Ernest Hemingway wasn’t just a writer — he was a storm system in human form. Born in 1899, dead by his own hand in 1961, he lived like his prose: stripped of excess, wired with danger, and aimed dead at truth. He didn’t just write stories; he inhabited them. War correspondent, fisherman, bullfighter, drinker, hunter, lover — Hemingway built a life so large it sometimes dwarfed the books that made him famous.

“The world breaks everyone, and afterward, some are strong at the broken places.”

That single sentence explains both the man and his work. Hemingway’s life was a collision of trauma and toughness — the boy from Oak Park who went to war as an ambulance driver, got blown apart, then spent decades chasing the next wound that might make sense of the first one. He covered wars, hunted lions, survived two plane crashes, and out-drank entire continents. Every injury became source material; every scar, a sentence.


The Man Who Made Simplicity Dangerous

Hemingway’s great trick wasn’t minimalism for its own sake — it was compression under pressure. His “iceberg theory” said the deeper meaning of a story lives beneath the surface. What’s written is only the tip; what’s felt is the mass below.

He wrote in:

  • Short, declarative sentences.
  • Concrete nouns and active verbs.
  • Objective observation, not confession.
  • Dialogue that carries the emotional freight.

Consider this from A Farewell to Arms:

In the late summer of that year we lived in a house in a village that looked across the river and the plain to the mountains.

Nothing ornamental, no psychological exposition — yet the quiet foreboding hums in every stone and shadow.

Or this from The Sun Also Rises:

“Oh, Jake,” Brett said, “we could have had such a damned good time together.”
“Yes,” I said. “Isn’t it pretty to think so?”

Seven words of resignation that have outlived entire treatises on heartbreak.

“There is nothing to writing. All you do is sit down at a typewriter and bleed.”

He meant it. His stories are the literary equivalent of shrapnel — small, sharp, and lodged permanently in the reader.


The Persona: “Papa” Hemingway

By midlife, Hemingway had become both man and brand. The beard, the khakis, the drink — the living embodiment of the myth he helped invent: rugged masculinity staring death in the face and writing it down before breakfast.

He spent years in Cuba, wrote For Whom the Bell Tolls, chased marlin, loved fiercely, and quarreled endlessly. Beneath the bravado was a craftsman obsessed with clarity. Every line he cut was a small act of worship to truth.

“The best way to find out if you can trust somebody is to trust them.”

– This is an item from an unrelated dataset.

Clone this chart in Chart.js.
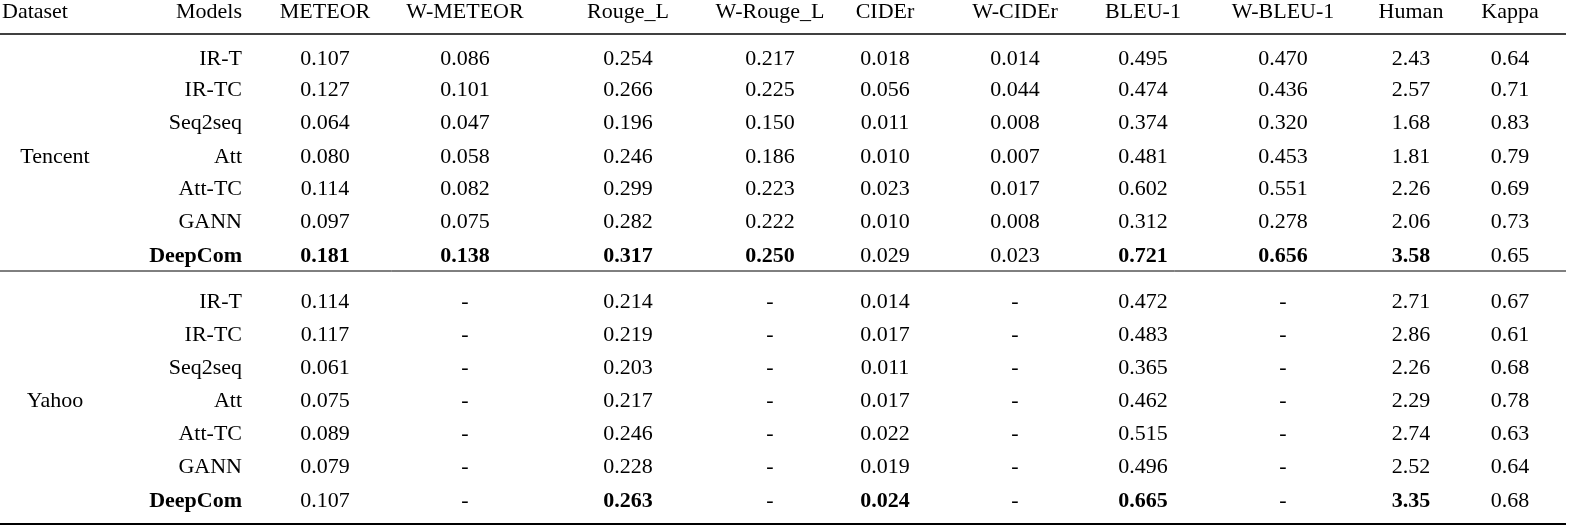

He trusted the sentence — not adjectives, not explanation — just the pulse of what is.


The Legacy

Hemingway won the Pulitzer in 1953 for The Old Man and the Sea, and the Nobel the following year. But awards were only the formalities; his real victory was changing the way English breathes. He taught us that a single clean line could say more than a page of flourish.

His influence runs through every modern writer who trims a sentence and every journalist who believes clarity is courage. Yes, his myth has been parodied, his machismo debated, but his best work still stands — lean, defiant, alive.

“Never go on trips with anyone you do not love.”

Maybe he was giving travel advice. Maybe he was talking about life.


So Who the Hell Was Hemingway?

He was the man who made understatement thunder.
A hunter who wrote tenderness with a bayonet’s edge.
A man of action who believed the truest art was restraint.

He lived hard, wrote harder, and left behind sentences that still feel carved out of bone and saltwater.

Hemingway didn’t just change literature. He changed how we talk about truth — what we can say, and what we have to leave unsaid.

“We live by the stories we tell — and Hemingway’s are still out there, smoking on the bar top, waiting to be read again.”

🎧 [Sound design cue: a single typewriter keystroke echoing into silence.]